Last week I wrote a column in which I praised Schroders for jumping on the low-cost fund bandwagon with their new Schroder UK Core Fund – an actively-managed unit trust. The fund is to have a total expense ratio (TER) of only 40 basis points, making it about a third of the price of the average fund.
It probably won’t be all that good in terms of performance – it is benchmarking itself to the FTSE All Share Index – but even if it turns out to be a rubbish fund it will at least be much cheaper than the average rubbish fund.
However, no sooner had I announced my mildly positive feelings towards Schroders, than an email from a financial adviser arrived. He’d had a letter from Schroders about their Asian Total Return Fund. The management fee on this one isn’t falling. No, it’s rising, from 0.75% to 1% a year.
And the reason for this? To “align” the fee with those of the company’s other specialist funds.
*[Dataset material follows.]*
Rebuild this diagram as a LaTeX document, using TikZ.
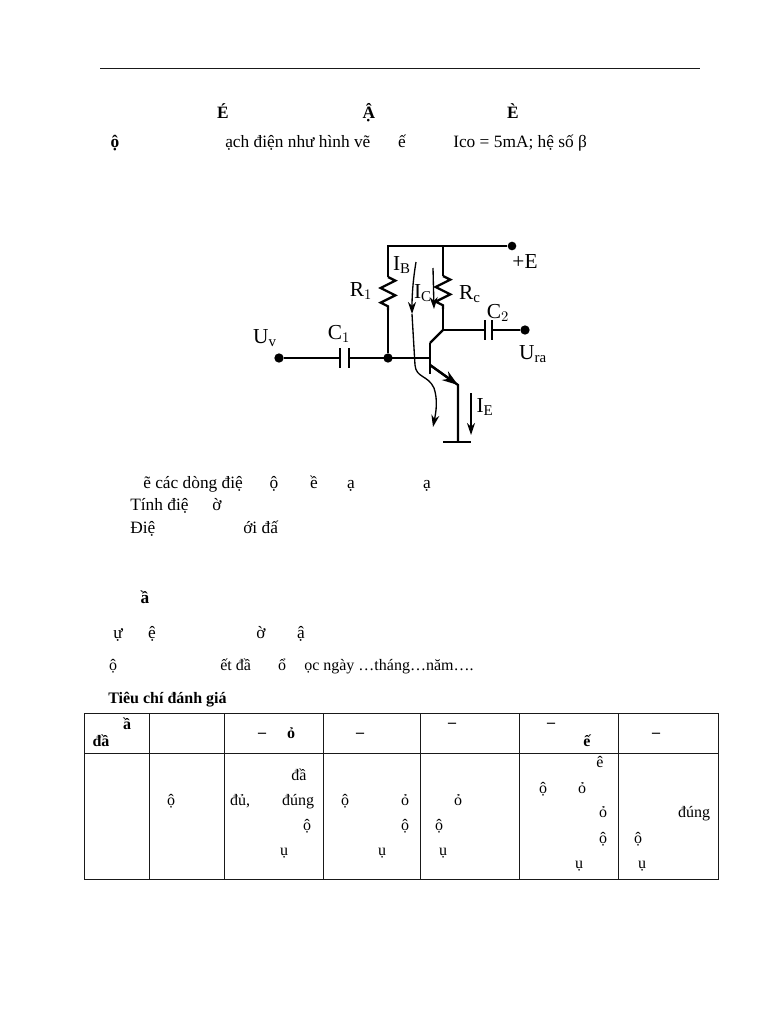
\documentclass[tikz,border=0pt]{standalone}
\usepackage{fontspec}
\setmainfont{Liberation Serif}
\usetikzlibrary{arrows.meta,decorations.pathmorphing}

\tikzset{
  txt/.style={anchor=base west,inner sep=0pt,font=\fontsize{12}{14}\selectfont},
  ctr/.style={txt,anchor=base},
  bld/.style={ctr,font=\fontsize{12}{14}\selectfont\bfseries},
  bigtxt/.style={txt,font=\fontsize{13}{15}\selectfont},
  bigctr/.style={bigtxt,anchor=base},
  bigbld/.style={bigctr,font=\fontsize{13}{15}\selectfont\bfseries},
  lbl/.style={inner sep=0pt,font=\fontsize{16}{18}\selectfont},
  wire/.style={line width=1.7pt},
  dot/.style={circle,fill=black,inner sep=0pt,minimum size=6.5pt},
  flow/.style={line width=1pt,-{Stealth[length=9pt,width=6pt]}},
  rule/.style={line width=0.6pt,black!90}
}

\begin{document}
\begin{tikzpicture}[x=0.75pt,y=-0.75pt]
\useasboundingbox (0,0) rectangle (768,1024);

% page text
\draw[rule] (100,68) -- (700,68);
\foreach \px/\py/\ch [count=\n] in {223/118/É,369/118/Ậ,513/118/È,115/147/ộ,145/603/ầ}
  \node[bigbld] (head\n) at (\px,\py) {\ch};
\foreach \px/\py/\ch [count=\n] in {402/147/ế,274/488/ộ,314/488/ề,351/488/ạ,427/488/ạ,217/510/ờ,
    118/638/ự,152/638/ệ,261/638/ờ,301/638/ậ}
  \node[bigctr] (ch\n) at (\px,\py) {\ch};
\foreach \px/\py/\ch [count=\n] in {225/147/ạch điện như hình vẽ,453/147/Ico = 5mA; hệ số β,
    143/488/ẽ các dòng điệ,130/510/Tính điệ,130/533/Điệ,243/533/ới đấ}
  \node[bigtxt] (line\n) at (\px,\py) {\ch};
\node[ctr] (sign1) at (113,670) {ộ};
\node[ctr] (sign2) at (282,670) {ổ};
\node[txt] (sign3) at (220,670) {ết đầ};
\node[txt] (sign4) at (304,670) {ọc ngày …tháng…năm….};
\node[txt,font=\fontsize{12}{14}\selectfont\bfseries] (crit) at (108,703) {Tiêu chí đánh giá};

% circuit
\coordinate (railL) at (388,246);
\coordinate (railM) at (443,246);
\coordinate (r1top) at (388,277);
\coordinate (r1bot) at (388,310);
\coordinate (rctop) at (443,276);
\coordinate (rcbot) at (443,309);
\coordinate (coll) at (443,330);
\coordinate (bup) at (430,343);
\coordinate (blo) at (430,374);
\coordinate (bmid) at (430,358);
\coordinate (emit) at (458,385);
\coordinate (gnd) at (458,442);
\coordinate (gndL) at (443,442);
\coordinate (gndR) at (471,442);
\coordinate (c1a) at (340,358);
\coordinate (c1b) at (349,358);
\coordinate (c2a) at (485,330);
\coordinate (c2b) at (492,330);
\node[dot] (plus) at (512,246) {};
\node[dot,minimum size=7pt] (uin) at (279,358) {};
\node[dot,minimum size=7pt] (junc) at (388,358) {};
\node[dot,minimum size=7pt] (uout) at (525,330) {};

\draw[wire] (plus) -- (railL) -- (r1top);
\draw[wire,decorate,decoration={zigzag,segment length=11pt,amplitude=5.5pt}] (r1top) -- (r1bot);
\draw[wire] (r1bot) -- (junc);
\draw[wire] (railM) -- (rctop);
\draw[wire,decorate,decoration={zigzag,segment length=11pt,amplitude=5.5pt}] (rctop) -- (rcbot);
\draw[wire] (rcbot) -- (coll) -- (c2a);
\draw[wire] (c2b) -- (uout);
\draw[wire] (uin) -- (c1a);
\draw[wire] (c1b) -- (bmid);
\draw[wire] (c1a) ++(0,-10) -- ++(0,20);
\draw[wire] (c1b) ++(0,-10) -- ++(0,20);
\draw[wire] (c2a) ++(0,-10) -- ++(0,20);
\draw[wire] (c2b) ++(0,-10) -- ++(0,20);
\draw[wire,line width=2pt] (bup) -- (blo);
\draw[wire] (bup) -- (coll);
\draw[wire] (blo |- 0,365) -- (emit) -- (gnd);
\draw[wire,-{Stealth[length=12pt,width=8pt]}] (blo |- 0,365) -- (emit);
\draw[wire] (gndL) -- (gndR);

% currents
\coordinate (ibtop) at (416,262);
\coordinate (ibarr) at (412,314);
\coordinate (ibout) at (433,427);
\coordinate (ictop) at (433,268);
\coordinate (icend) at (434,309);
\coordinate (ietop) at (471,393);
\coordinate (ieend) at (471,435);
\draw[flow] (ibtop) .. controls (413,280) and (412,295) .. (ibarr);
\draw[flow] (ibarr) -- (415,365)
  .. controls (416,378) and (428,375) .. (434,388)
  .. controls (438,400) and (436,412) .. (ibout);
\draw[flow] (ictop) -- (icend);
\draw[flow] (ietop) -- (ieend);

\node[lbl] (lUv) at (265,338) {U$_{\mathrm{v}}$};
\node[lbl] (lC1) at (339,334) {C$_{1}$};
\node[lbl] (lR1) at (361,291) {R$_{1}$};
\node[lbl] (lIB) at (402,265) {I$_{\mathrm{B}}$};
\node[lbl] (lIC) at (423,293) {I$_{\mathrm{C}}$};
\node[lbl] (lRc) at (470,294) {R$_{\mathrm{c}}$};
\node[lbl] (lC2) at (498,313) {C$_{2}$};
\node[lbl] (lE) at (525,262) {+E};
\node[lbl] (lUr) at (533,354) {U$_{\mathrm{ra}}$};
\node[lbl] (lIE) at (485,407) {I$_{\mathrm{E}}$};

% table
\draw[rule] (84,713) rectangle (718,879);
\draw[rule] (84,753) -- (718,753);
\foreach \tx in {149,224,323,420,519,618}
  \draw[rule] (\tx,713) -- (\tx,879);
\foreach \px/\py/\ch [count=\n] in {127/729/ầ,101/746/đầ,262/737/–,291/738/ỏ,360/737/–,452/727/–,551/727/–,587/746/ế,656/737/–}
  \node[bld] (thead\n) at (\px,\py) {\ch};
\foreach \px/\py/\ch [count=\n] in {171/805/ộ,299/780/đầ,240/805/{đủ,},298/805/đúng,307/830/ộ,284/855/ụ,
    345/805/ộ,405/805/ỏ,405/830/ộ,382/855/ụ,458/805/ỏ,439/830/ộ,443/855/ụ,
    600/767/ê,543/793/ộ,582/793/ỏ,603/817/ỏ,603/843/ộ,579/868/ụ,
    694/817/đúng,638/843/ộ,642/868/ụ}
  \node[ctr] (cell\n) at (\px,\py) {\ch};
\end{tikzpicture}
\end{document}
That doesn’t seem to me to be a particularly good reason to raise the price of something by 33%. It doesn’t to the adviser either.
Companies such as Schroders, he says in his own letter to them, should not be in the business of launching funds with low-ish fees and then ramping them up the second the fund is large enough to make it worthwhile.
He also points to the fact that many firms are now doing the opposite. They are recognising the arrival of a lower fee environment and cutting their percentage fees as their funds grow. Shame the big companies in the market can’t bring themselves to do the same.